▶ _DATA LINES_:
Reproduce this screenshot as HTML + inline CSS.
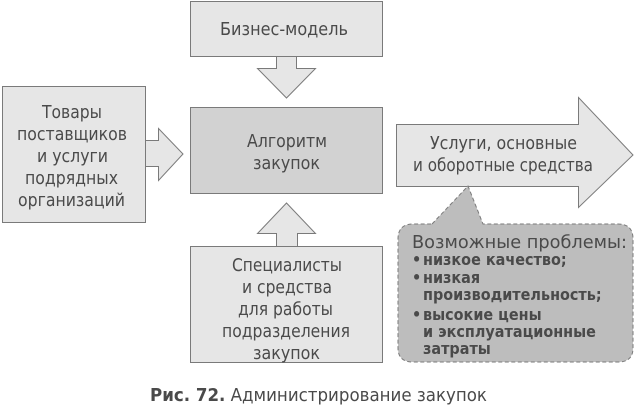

--

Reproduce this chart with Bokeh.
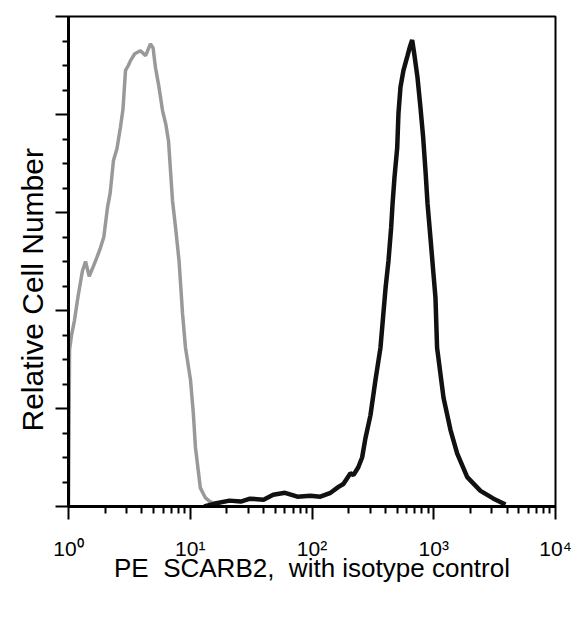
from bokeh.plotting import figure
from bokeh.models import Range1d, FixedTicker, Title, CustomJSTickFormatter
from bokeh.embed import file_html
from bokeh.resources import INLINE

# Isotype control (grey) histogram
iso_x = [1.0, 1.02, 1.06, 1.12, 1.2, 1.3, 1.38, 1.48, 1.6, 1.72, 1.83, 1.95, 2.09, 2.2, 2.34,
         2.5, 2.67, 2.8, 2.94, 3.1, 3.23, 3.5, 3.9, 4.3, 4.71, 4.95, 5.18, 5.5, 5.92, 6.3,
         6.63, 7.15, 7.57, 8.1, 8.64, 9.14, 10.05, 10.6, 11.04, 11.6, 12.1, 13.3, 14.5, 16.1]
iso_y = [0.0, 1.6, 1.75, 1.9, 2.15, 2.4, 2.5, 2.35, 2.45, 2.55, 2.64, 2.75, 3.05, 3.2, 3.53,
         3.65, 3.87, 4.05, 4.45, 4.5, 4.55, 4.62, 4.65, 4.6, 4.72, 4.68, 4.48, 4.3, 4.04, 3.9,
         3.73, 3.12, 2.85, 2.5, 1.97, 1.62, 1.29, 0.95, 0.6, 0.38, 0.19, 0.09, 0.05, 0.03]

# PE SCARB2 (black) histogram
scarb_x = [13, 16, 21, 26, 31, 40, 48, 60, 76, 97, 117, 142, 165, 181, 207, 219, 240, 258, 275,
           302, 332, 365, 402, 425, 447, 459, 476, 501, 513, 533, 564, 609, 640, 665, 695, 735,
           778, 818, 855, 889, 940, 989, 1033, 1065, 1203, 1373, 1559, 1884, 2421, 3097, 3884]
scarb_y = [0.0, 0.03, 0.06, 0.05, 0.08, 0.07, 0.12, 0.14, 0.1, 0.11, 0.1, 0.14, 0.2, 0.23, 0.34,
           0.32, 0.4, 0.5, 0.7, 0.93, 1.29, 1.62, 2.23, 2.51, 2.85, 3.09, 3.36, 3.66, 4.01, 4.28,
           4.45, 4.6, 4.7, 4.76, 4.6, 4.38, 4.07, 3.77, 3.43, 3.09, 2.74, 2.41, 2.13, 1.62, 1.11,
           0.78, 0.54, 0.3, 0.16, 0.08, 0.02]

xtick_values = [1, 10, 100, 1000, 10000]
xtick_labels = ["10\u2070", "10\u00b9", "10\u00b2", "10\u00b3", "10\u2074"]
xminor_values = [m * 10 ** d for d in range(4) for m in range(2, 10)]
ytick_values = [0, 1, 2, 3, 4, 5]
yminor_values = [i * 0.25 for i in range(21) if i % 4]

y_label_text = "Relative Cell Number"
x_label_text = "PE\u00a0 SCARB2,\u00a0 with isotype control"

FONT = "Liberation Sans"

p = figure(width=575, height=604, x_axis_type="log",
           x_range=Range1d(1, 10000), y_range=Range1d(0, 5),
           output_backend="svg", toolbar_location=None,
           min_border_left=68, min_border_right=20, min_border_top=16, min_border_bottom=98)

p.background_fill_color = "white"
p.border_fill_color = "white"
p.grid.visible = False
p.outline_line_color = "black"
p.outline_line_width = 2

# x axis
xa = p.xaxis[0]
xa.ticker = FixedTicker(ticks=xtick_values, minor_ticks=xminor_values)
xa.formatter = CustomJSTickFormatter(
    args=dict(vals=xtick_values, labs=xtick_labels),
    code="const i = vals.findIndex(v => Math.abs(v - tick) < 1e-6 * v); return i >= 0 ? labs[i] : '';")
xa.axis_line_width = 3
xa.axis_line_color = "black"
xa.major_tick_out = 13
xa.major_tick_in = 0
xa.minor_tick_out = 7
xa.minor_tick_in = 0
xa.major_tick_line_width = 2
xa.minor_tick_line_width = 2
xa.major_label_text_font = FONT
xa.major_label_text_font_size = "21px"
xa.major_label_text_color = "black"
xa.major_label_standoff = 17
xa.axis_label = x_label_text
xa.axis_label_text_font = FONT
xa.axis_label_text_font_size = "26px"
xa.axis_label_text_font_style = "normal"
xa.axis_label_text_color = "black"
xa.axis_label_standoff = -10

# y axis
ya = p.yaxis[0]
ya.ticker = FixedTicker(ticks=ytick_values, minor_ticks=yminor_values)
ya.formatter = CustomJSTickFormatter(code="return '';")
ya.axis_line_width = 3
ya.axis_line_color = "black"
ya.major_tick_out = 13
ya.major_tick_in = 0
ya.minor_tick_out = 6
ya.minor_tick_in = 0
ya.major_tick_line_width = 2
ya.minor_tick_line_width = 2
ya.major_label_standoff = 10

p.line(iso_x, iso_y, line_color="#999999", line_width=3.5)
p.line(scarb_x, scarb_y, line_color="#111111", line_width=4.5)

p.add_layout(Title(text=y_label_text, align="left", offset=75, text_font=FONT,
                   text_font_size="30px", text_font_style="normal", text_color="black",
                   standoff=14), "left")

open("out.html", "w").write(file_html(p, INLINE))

▶ _DIRECTION_: Give back exactly the lines from the one containing "Reproduce this chart with Bokeh." to the one containing "0.78, 0.54, 0.3, 0.16, 0.08, 0.02]", both included, and no pictures.

▶ _TASK RESPONSE_:
Reproduce this chart with Bokeh.
from bokeh.plotting import figure
from bokeh.models import Range1d, FixedTicker, Title, CustomJSTickFormatter
from bokeh.embed import file_html
from bokeh.resources import INLINE

# Isotype control (grey) histogram
iso_x = [1.0, 1.02, 1.06, 1.12, 1.2, 1.3, 1.38, 1.48, 1.6, 1.72, 1.83, 1.95, 2.09, 2.2, 2.34,
         2.5, 2.67, 2.8, 2.94, 3.1, 3.23, 3.5, 3.9, 4.3, 4.71, 4.95, 5.18, 5.5, 5.92, 6.3,
         6.63, 7.15, 7.57, 8.1, 8.64, 9.14, 10.05, 10.6, 11.04, 11.6, 12.1, 13.3, 14.5, 16.1]
iso_y = [0.0, 1.6, 1.75, 1.9, 2.15, 2.4, 2.5, 2.35, 2.45, 2.55, 2.64, 2.75, 3.05, 3.2, 3.53,
         3.65, 3.87, 4.05, 4.45, 4.5, 4.55, 4.62, 4.65, 4.6, 4.72, 4.68, 4.48, 4.3, 4.04, 3.9,
         3.73, 3.12, 2.85, 2.5, 1.97, 1.62, 1.29, 0.95, 0.6, 0.38, 0.19, 0.09, 0.05, 0.03]

# PE SCARB2 (black) histogram
scarb_x = [13, 16, 21, 26, 31, 40, 48, 60, 76, 97, 117, 142, 165, 181, 207, 219, 240, 258, 275,
           302, 332, 365, 402, 425, 447, 459, 476, 501, 513, 533, 564, 609, 640, 665, 695, 735,
           778, 818, 855, 889, 940, 989, 1033, 1065, 1203, 1373, 1559, 1884, 2421, 3097, 3884]
scarb_y = [0.0, 0.03, 0.06, 0.05, 0.08, 0.07, 0.12, 0.14, 0.1, 0.11, 0.1, 0.14, 0.2, 0.23, 0.34,
           0.32, 0.4, 0.5, 0.7, 0.93, 1.29, 1.62, 2.23, 2.51, 2.85, 3.09, 3.36, 3.66, 4.01, 4.28,
           4.45, 4.6, 4.7, 4.76, 4.6, 4.38, 4.07, 3.77, 3.43, 3.09, 2.74, 2.41, 2.13, 1.62, 1.11,
           0.78, 0.54, 0.3, 0.16, 0.08, 0.02]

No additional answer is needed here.